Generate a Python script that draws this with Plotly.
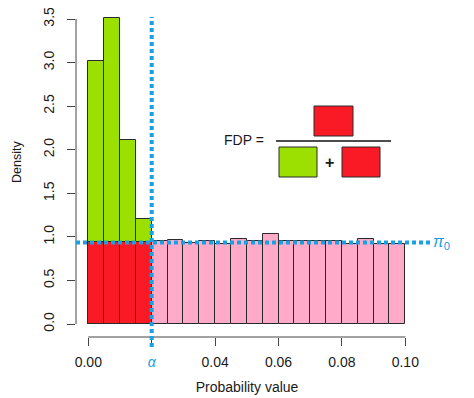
import plotly.graph_objects as go

# ---- data ----
bin_width = 0.005
bin_left = [round(i * 0.005, 3) for i in range(20)]
density = [3.02, 3.51, 2.115, 1.207,
           0.947, 0.969, 0.928, 0.958, 0.920, 0.981, 0.947, 1.029,
           0.947, 0.947, 0.947, 0.947, 0.920, 0.981, 0.913, 0.913]
alpha = 0.02
pi0 = 0.935
null_level = 0.94

x_ticks = [0.00, 0.02, 0.04, 0.06, 0.08, 0.10]
y_ticks = [0.0, 0.5, 1.0, 1.5, 2.0, 2.5, 3.0, 3.5]

GREEN = "#9BE000"
RED = "#FA1A26"
PINK = "#FFAAC8"
BLUE = "#1AA0E0"
EDGE = "#2a2a2a"
TXT = "#1a1a1a"

centers = [l + bin_width / 2 for l in bin_left]
sig_idx = [i for i, l in enumerate(bin_left) if l < alpha - 1e-9]
ns_idx = [i for i, l in enumerate(bin_left) if l >= alpha - 1e-9]

fig = go.Figure()
fig.add_trace(go.Bar(x=[centers[i] for i in sig_idx], y=[density[i] for i in sig_idx],
                     width=bin_width, marker=dict(color=GREEN, line=dict(color=EDGE, width=1)),
                     showlegend=False))
fig.add_trace(go.Bar(x=[centers[i] for i in sig_idx], y=[null_level for _ in sig_idx],
                     width=bin_width, marker=dict(color=RED, line=dict(color=EDGE, width=1)),
                     showlegend=False))
fig.add_trace(go.Bar(x=[centers[i] for i in ns_idx], y=[density[i] for i in ns_idx],
                     width=bin_width, marker=dict(color=PINK, line=dict(color=EDGE, width=1)),
                     showlegend=False))

# page has an 8px body margin: target screen positions minus 8
OFF = 8
W, H = 474, 398
L, R, T, B = 76 - OFF, 418 - OFF, 0, 337 - OFF   # figure coordinates of plot area
def px(x):   # screen px -> paper
    return (x - OFF - L) / (R - L)
def py(y):
    return (B - (y - OFF)) / (B - T)

# scale: 0.00 at screen x 88.3, 3170 px per unit; y 0 at screen 324, 3.5 at screen 19
YS = (324 - 19) / 3.5
x_min = -(88.3 - 76) / 3170
x_max = x_min + (R - L) / 3170
y_max = (324 - (T + OFF)) / YS
y_min = y_max - (B - T) / YS

xt_text = []
for v in x_ticks:
    if abs(v - alpha) < 1e-9:
        xt_text.append('<span style="color:%s"><i>α</i></span>' % BLUE)
    else:
        xt_text.append("%.2f" % v)

shapes = []
# R-style axis lines spanning only the tick range
shapes.append(dict(type="line", xref="paper", yref="y", x0=0, x1=0, y0=0, y1=3.5,
                   line=dict(color="#444", width=1)))
shapes.append(dict(type="line", xref="x", yref="paper", x0=0, x1=0.10, y0=0, y1=0,
                   line=dict(color="#444", width=1)))
# alpha vertical line
shapes.append(dict(type="line", xref="x", yref="paper", x0=alpha, x1=alpha,
                   y0=py(347), y1=py(17),
                   line=dict(color=BLUE, width=4, dash="4px,3px")))
# pi0 horizontal line
shapes.append(dict(type="line", xref="paper", yref="y", x0=0, x1=px(430), y0=pi0, y1=pi0,
                   line=dict(color=BLUE, width=4, dash="4px,3px")))
# FDP diagram
def box(x0, x1, y0, y1, color):
    return dict(type="rect", xref="paper", yref="paper", x0=px(x0), x1=px(x1),
                y0=py(y1), y1=py(y0), fillcolor=color, line=dict(color=EDGE, width=1))
shapes.append(box(314, 353, 106, 136, RED))
shapes.append(dict(type="line", xref="paper", yref="paper", x0=px(276), x1=px(391),
                   y0=py(141), y1=py(141), line=dict(color="#111", width=1.5)))
shapes.append(box(279, 317, 147, 177, GREEN))
shapes.append(box(342, 380, 147, 177, RED))

annotations = [
    dict(xref="paper", yref="paper", x=px(244), y=py(140), text="FDP =", showarrow=False,
         font=dict(size=14, color=TXT), xanchor="center", yanchor="middle"),
    dict(xref="paper", yref="paper", x=px(329.5), y=py(162), text="<b>+</b>", showarrow=False,
         font=dict(size=16, color=TXT), xanchor="center", yanchor="middle"),
    dict(xref="paper", yref="y", x=px(431), y=pi0, text="<i>π</i><sub>0</sub>", showarrow=False,
         font=dict(size=16, color=BLUE), xanchor="left", yanchor="middle"),
    # y-axis title placed like R's mtext
    dict(xref="paper", yref="paper", x=px(17), y=py(162), text="Density", showarrow=False,
         textangle=-90, font=dict(size=12.5, color=TXT), xanchor="center", yanchor="middle"),
]

fig.update_layout(
    width=W, height=H,
    margin=dict(l=L, r=W - R, t=T, b=H - B, autoexpand=False),
    paper_bgcolor="white", plot_bgcolor="white",
    barmode="overlay", bargap=0,
    font=dict(family="Liberation Sans, Arial, sans-serif", size=14, color=TXT),
    shapes=shapes, annotations=annotations,
    xaxis=dict(range=[x_min, x_max], tickvals=x_ticks, ticktext=xt_text, automargin=False,
               ticks="outside", ticklen=8, tickcolor="#444", showgrid=False, zeroline=False,
               showline=False, tickfont=dict(size=14, color=TXT), ticklabelstandoff=4,
               ticklabeloverflow="allow",
               title=dict(text="Probability value", font=dict(size=14, color=TXT), standoff=13)),
    yaxis=dict(range=[y_min, y_max], tickvals=y_ticks, ticktext=["%.1f" % v for v in y_ticks],
               tickangle=-90, ticks="outside", ticklen=8, tickcolor="#444", showgrid=False,
               automargin=False, ticklabelstandoff=7, ticklabeloverflow="allow",
               zeroline=False, showline=False, tickfont=dict(size=14, color=TXT)),
)

fig.write_html("out.html")
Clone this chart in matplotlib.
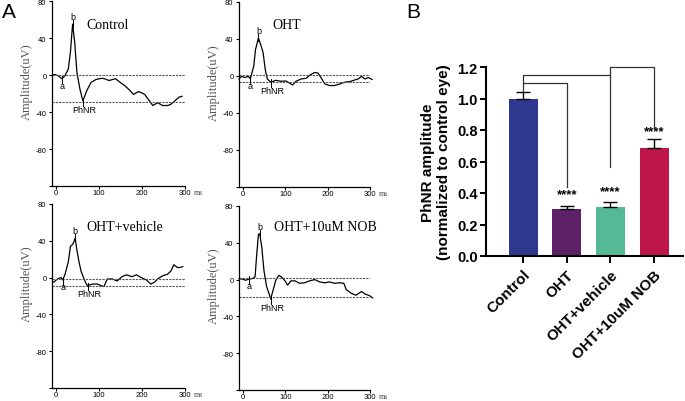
import matplotlib.pyplot as plt
import numpy as np

plt.rcParams['font.family'] = ['Liberation Sans', 'DejaVu Sans']

# ---- panel A: ERG traces (time in ms, amplitude in uV) ----
ctrl_t = [-8, -3, 5, 13, 20, 28, 33, 38, 43, 48, 55, 62, 71, 81, 92, 100, 108, 115, 123, 130, 138, 149, 161, 172,
          180, 191, 198, 206, 217, 225, 236, 248, 259, 266, 274, 286, 293]
ctrl_v = [0, 0.5, -1, -4, -1, 6.5, 25, 55, 35, 3, -15, -28, -17, -8, -5, -4, -3.6, -4.5, -6, -5, -4, -8, -12, -17,
          -21, -18, -19, -21, -28, -33, -30, -33, -33, -32, -29, -24, -23]

oht_t = [-10, -4, 4, 12, 17, 25, 29, 36, 41, 47, 52, 57, 65, 77, 89, 101, 109, 117, 125, 137, 149, 158, 169, 177,
         185, 193, 204, 216, 228, 240, 252, 264, 272, 280, 288, 296, 305]
oht_v = [-3.5, -0.7, -2, -0.7, -3.5, 10.6, 28, 40.7, 34, 25, 7, -3.5, -7, -5, -6, -5.7, -7.8, -10, -6, -3.5, -2.8,
         0.7, 3.5, 2.8, -2.8, -8.8, -10.6, -10.6, -9, -7, -6.4, -4.6, -3.5, -0.7, -3.5, -2, -4]

veh_t = [-6, 0, 5, 11, 15, 20, 28, 33, 38, 41, 44, 48, 53, 58, 64, 70, 73, 85, 96, 104, 111, 119, 130, 142, 153,
         164, 176, 187, 198, 210, 220, 229, 236, 248, 259, 267, 274, 282, 289, 295]
veh_v = [-5, -2.5, -1, 0, -2.5, 3, 17, 34, 36, 39, 43, 30, 17, 6.5, -0.7, -7, -8.7, -7, -7, -8.7, -9.8, -1.5, -1.5,
         -3.6, 1, 3, 1, 3, 0, -2.5, -7, -5, -1.5, 2, 3.6, 7, 14, 11, 11, 12]

nob_t = [-10, -2, 6, 13.5, 21, 28, 32, 36, 39, 44, 49, 55, 63, 65, 71, 77, 84, 91, 99, 105, 113, 123, 133, 145, 157,
         169, 181, 193, 204, 216, 228, 238, 244, 256, 267, 273, 280, 288, 300, 306]
nob_v = [1, 0.5, -0.7, 0.7, 1, 3, 27.6, 49, 50, 35, 10, -7, -18, -21, -11, -0.7, 4.6, 2.8, -1.4, -6, -1.4, -1.4, -4,
         -3.5, -1.4, 0, -2.5, -3.5, -2.5, -4, -3.5, -4, -11, -15, -17, -15, -13, -15.6, -17.7, -20]

trace_names = ['Control', 'OHT', 'OHT+vehicle', 'OHT+10uM NOB']
baselines = [0, 1, -1, 1.5]
phnr_levels = [-29, -7, -9, -19]
a_points = [(13, -4), (17, -3.5), (15, -2.5), (13.5, 0.7)]
b_points = [(38, 55), (36, 40.7), (44, 43), (39, 50)]
phnr_points = [(62, -28), (65, -7), (73, -8.7), (65, -21)]
name_pos = [(70, 55), (69, 55), (70, 56), (72, 58)]

# ---- panel B: normalized PhNR amplitude ----
groups = ['Control', 'OHT', 'OHT+vehicle', 'OHT+10uM NOB']
means = [1.0, 0.30, 0.31, 0.685]
sems = [0.04, 0.02, 0.035, 0.06]
bar_colors = ['#2F388F', '#5C2166', '#56B995', '#BE1648']
brackets = [(0, 1), (0, 2), (2, 3)]
bracket_y = [1.10, 1.15, 1.20]
bracket_end = [0.44, 0.565, 0.81]
star_y = [0.39, 0.41, 0.79]

W, H = 685, 402
fig = plt.figure(figsize=(W / 100, H / 100), dpi=100)


def px_axes(left, top, right, bottom):
    return fig.add_axes([left / W, 1 - bottom / H, (right - left) / W, (bottom - top) / H])


def erg_panel(ax, t, v, i):
    ax.plot(t, v, color='black', lw=0.9, clip_on=False)
    ax.plot([-10, 300], [baselines[i]] * 2, color='#555555', lw=0.8, dashes=(2, 1))
    ax.plot([-10, 300], [phnr_levels[i]] * 2, color='#555555', lw=0.8, dashes=(2, 1))
    ax.set_xlim(-10, 300)
    ax.set_ylim(-120, 80)
    ax.set_yticks([80, 40, 0, -40, -80, -120])
    ax.set_yticklabels(['80', '40', '0', '-40', '-80', ''])
    ax.set_xticks([0, 100, 200, 300])
    ax.tick_params(labelsize=5.5, length=2.5, width=0.8, pad=1.5)
    ax.tick_params(axis='x', length=2, pad=0.5)
    for s in ['top', 'right']:
        ax.spines[s].set_visible(False)
    for s in ['left', 'bottom']:
        ax.spines[s].set_linewidth(0.9)
    ax.patch.set_alpha(0)
    # a / b / PhNR cursors
    ax_, ay = a_points[i]
    ax.plot([ax_, ax_], [ay + 3, ay - 5], color='black', lw=0.7)
    ax.text(ax_, ay - 7, 'a', fontsize=6.5, ha='center', va='center')
    bx, by = b_points[i]
    ax.plot([bx, bx], [by - 3, by + 4], color='black', lw=0.7)
    ax.text(bx, by + 8, 'b', fontsize=6.5, ha='center', va='center')
    px, py = phnr_points[i]
    ax.plot([px, px], [py + 3, py - 5], color='black', lw=0.7)
    ax.text(px + 3, py - 9, 'PhNR', fontsize=6.5, ha='center', va='center')
    ax.text(name_pos[i][0], name_pos[i][1], trace_names[i], fontsize=10, family='Liberation Serif',
            ha='left', va='center')
    ax.text(-0.19, 0.57, 'Amplitude(uV)', transform=ax.transAxes, rotation=90, fontsize=9,
            family='Liberation Serif', color='#555555', ha='center', va='center')
    ax.text(1.065, -0.035, 'ms', transform=ax.transAxes, fontsize=5.5, family='Liberation Serif',
            ha='left', va='center', color='#444444')


ax1 = px_axes(52, 2, 185, 187)
ax2 = px_axes(239, 2.5, 370, 188)
ax3 = px_axes(52, 205, 185, 389)
ax4 = px_axes(239, 207, 370, 391)
erg_panel(ax1, ctrl_t, ctrl_v, 0)
erg_panel(ax2, oht_t, oht_v, 1)
erg_panel(ax3, veh_t, veh_v, 2)
erg_panel(ax4, nob_t, nob_v, 3)

# ---- panel B ----
axb = px_axes(486, 68, 683, 257)
x = np.arange(len(groups))
axb.bar(x, means, width=0.66, color=bar_colors, zorder=2)
axb.errorbar(x, means, yerr=[np.zeros(len(sems)), sems], fmt='none', ecolor='black', elinewidth=1,
             capsize=5, capthick=1, zorder=3)
axb.set_xlim(-0.85, 3.66)
axb.set_ylim(0, 1.2)
axb.set_yticks([0, 0.2, 0.4, 0.6, 0.8, 1.0, 1.2])
axb.set_yticklabels(['0.0', '0.2', '0.4', '0.6', '0.8', '1.0', '1.2'], fontweight='bold')
axb.set_xticks(x)
axb.set_xticklabels(groups, rotation=45, ha='right', rotation_mode='anchor', fontweight='bold', fontsize=11)
axb.tick_params(axis='y', labelsize=10.5, length=4, width=1.4, pad=2)
axb.tick_params(axis='x', length=5, width=1.4, pad=3)
for s in ['top', 'right']:
    axb.spines[s].set_visible(False)
for s in ['left', 'bottom']:
    axb.spines[s].set_linewidth(1.5)
axb.set_ylabel('PhNR amplitude\n(normalized to control eye)', fontsize=11, fontweight='bold', labelpad=4)

for (g0, g1), yb, ye in zip(brackets, bracket_y, bracket_end):
    axb.plot([g0, g0, g1, g1], [yb - 0.05, yb, yb, ye], color='#333333', lw=0.9, clip_on=False, zorder=4)
for g, ys in zip([1, 2, 3], star_y):
    axb.text(g, ys, '****', fontsize=9.5, fontweight='bold', ha='center', va='center')

fig.text(2 / W, 1 - 12 / H, 'A', fontsize=15, va='center', ha='left')
fig.text(406 / W, 1 - 12 / H, 'B', fontsize=15, va='center', ha='left')

fig.savefig('out.png', dpi=100)
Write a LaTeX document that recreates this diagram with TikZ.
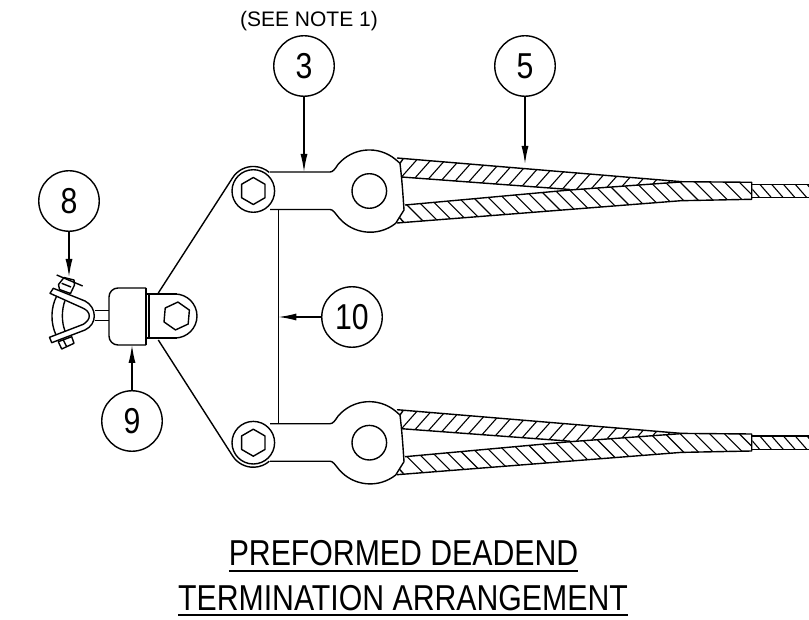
\documentclass[tikz,border=0pt]{standalone}
\usepackage{fontspec}
\setmainfont[FakeStretch=0.84]{Liberation Sans}
\newfontfamily\notefont{Liberation Sans}
\usetikzlibrary{arrows.meta}
\newcommand\HexHead[4]{% x, y, radius, rotation
  \draw[shift={(#1,#2)}] (#4:#3) -- (#4+60:#3) -- (#4+120:#3) -- (#4+180:#3)
    -- (#4+240:#3) -- (#4+300:#3) -- cycle;
}
\newcommand\DeadendLeg[1]{% upper leg, moved down by #1
  \begin{scope}[shift={(0,#1)}]
  % link and lug
  \draw (253.3,191) circle (21.3);
  \HexHead{253.3}{191}{13.5}{-90}
  \draw (270,172) -- (330,172) .. controls (333,172) and (335,169) .. (337.9,164.6)
    arc (220:310:41) -- (400,163.3) .. controls (402,180) and (403,195) .. (404,210)
    -- (395.7,223.3) arc (51.5:140:41) .. controls (335,213) and (333,209.5) .. (330,209.5)
    -- (270,209.5);
  \draw (369.3,191) circle (17.3);
  % strands
  \begin{scope}
    \clip (397,158) -- (681.7,181.7) -- (570,189.5) -- (401.5,177) -- cycle;
    \foreach \x in {0,...,20} {
      \draw[hatch] (390+\x*14.3,190) -- (390+\x*14.3+35.5,150);
    }
  \end{scope}
  \begin{scope}
    \clip (405,205) -- (570,190) -- (681.7,181.9) -- (751.7,182.3) -- (751.7,199.3)
      -- (681,200.7) -- (397,223) -- cycle;
    \foreach \x in {0,...,25} {
      \draw[hatch] (382+\x*14.8,180) -- (382+\x*14.8+45,225);
    }
  \end{scope}
  \begin{scope}
    \clip (752.3,184.3) rectangle (809,197.7);
    \foreach \x in {0,...,5} {
      \draw[hatch] (748+\x*11.8,184.3) -- (748+\x*11.8+11.7,197.7);
    }
  \end{scope}
  \draw (397,158) -- (681.7,181.7) -- (751.7,182.3) -- (751.7,199.3) -- (681,200.7) -- (397,223);
  \draw (401.5,177) -- (570,189.5);
  \draw (405,205) -- (570,190) -- (681.7,181.9);
  \draw (400,163.3) -- (403,159) (399.5,217.5) -- (403.5,222);
  \draw (752.3,184.3) -- (809,184.3) (752.3,197.7) -- (809,197.7);
  \end{scope}
}
\tikzset{%
  >={Latex[length=18pt,width=7pt]}, % long thin arrow heads
  balloon/.style={draw,circle,minimum size=60.5pt,inner sep=0pt,outer sep=0pt,
    font=\fontsize{36}{36}\selectfont},%
  leader/.style={->,line width=1.4pt},%
  hatch/.style={line width=1.1pt},%
  heading/.style={inner sep=0pt,outer sep=0pt,anchor=base,
    font=\fontsize{36}{36}\selectfont}%
}
\begin{document}
\begin{tikzpicture}[x=1pt,y=-1pt,line width=1.4pt,line join=round]
\useasboundingbox (0,0) rectangle (809,620);

%legs
\DeadendLeg{0}
\DeadendLeg{251.7}
%spreader and side plates
\draw (158.3,293) -- (232.6,177.8) arc (212.5:311:24.5);
\draw (158.3,340) -- (232.6,455.9) arc (147.5:49:24.5);
\draw (278.3,209.5) -- (278.3,424);
%clevis
\draw[rounded corners=9pt] (146,288) -- (109,288) -- (109,345) -- (146,345);
\draw (146,288) -- (146,345);
\draw (149,294) -- (149,338);
\draw[line width=2.2pt] (147,294) -- (177,294) (147,338) -- (177,338);
\draw (175,294) arc (-90:90:22);
\HexHead{176.7}{316}{14}{-85}
%stem
\draw (95,310.7) -- (109,310.7) (95,320.7) -- (109,320.7);
%shackle
\draw (53.3,288.3) -- (85,301) .. controls (91,304) and (94.3,310) .. (94.3,316)
  .. controls (94.3,322) and (91,327) .. (85,330) -- (51.7,342.7)
  -- (49.5,337.3) -- (83.3,324.3) .. controls (87,322) and (89.3,319) .. (89.3,316)
  .. controls (89.3,313) and (87,310) .. (83.3,308.3) -- (50,293.3) -- cycle;
\draw (56.7,296) .. controls (50.5,308) and (50.5,323) .. (56,335);
\draw (65,300.5) .. controls (61.5,310) and (61.5,322) .. (65,331);
%nuts
\draw (64,277.5) -- (74,280) -- (74.5,285) -- (70.5,293.5) -- (59.5,289.5) -- (58.5,284.5) -- cycle;
\draw (61.7,283.3) -- (71,287);
\draw (56.7,275) -- (82.7,286);
\draw (58.3,341.7) -- (71.7,336.7) -- (74,343.3) -- (61.7,349) -- cycle;
\draw (63.3,340) -- (66.7,346.7);
%labels
\node[balloon] (b3) at (304,66) {3};
\node[balloon] (b5) at (525,66) {5};
\node[balloon] (b8) at (69,201) {8};
\node[balloon] (b9) at (132,421) {9};
\node[balloon] (b10) at (352,317) {10};
\node[inner sep=0pt,font=\notefont\fontsize{21}{21}\selectfont] (note) at (309,21) {(SEE NOTE 1)};
\coordinate (tip3) at (304,172);
\coordinate (tip5) at (525,164);
\coordinate (tip8) at (69,277);
\coordinate (tip9) at (132,345);
\coordinate (tip10) at (278.3,317);
\draw[leader] (b3) -- (tip3);
\draw[leader] (b5) -- (tip5);
\draw[leader] (b8) -- (tip8);
\draw[leader] (b9) -- (tip9);
\draw[leader] (b10) -- (tip10);
\node[heading] (title1) at (403.5,565.7) {PREFORMED DEADEND};
\node[heading] (title2) at (403,610) {TERMINATION ARRANGEMENT};
\draw ([yshift=-5.3pt]title1.base west) -- ([yshift=-5.3pt]title1.base east);
\draw ([yshift=-5pt]title2.base west) -- ([yshift=-5pt]title2.base east);

\end{tikzpicture}
\end{document}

▶ STATED EXERCISE: Please extract exactly the lines of the data, from the first through the line containing "ns_idx = [i", and add no pictures to the copy.

▶ THE REPLY:
Generate a Python script that draws this with Plotly.
import plotly.graph_objects as go

# ---- data ----
bin_width = 0.005
bin_left = [round(i * 0.005, 3) for i in range(20)]
density = [3.02, 3.51, 2.115, 1.207,
           0.947, 0.969, 0.928, 0.958, 0.920, 0.981, 0.947, 1.029,
           0.947, 0.947, 0.947, 0.947, 0.920, 0.981, 0.913, 0.913]
alpha = 0.02
pi0 = 0.935
null_level = 0.94

x_ticks = [0.00, 0.02, 0.04, 0.06, 0.08, 0.10]
y_ticks = [0.0, 0.5, 1.0, 1.5, 2.0, 2.5, 3.0, 3.5]

GREEN = "#9BE000"
RED = "#FA1A26"
PINK = "#FFAAC8"
BLUE = "#1AA0E0"
EDGE = "#2a2a2a"
TXT = "#1a1a1a"

centers = [l + bin_width / 2 for l in bin_left]
sig_idx = [i for i, l in enumerate(bin_left) if l < alpha - 1e-9]
ns_idx = [i for i, l in enumerate(bin_left) if l >= alpha - 1e-9]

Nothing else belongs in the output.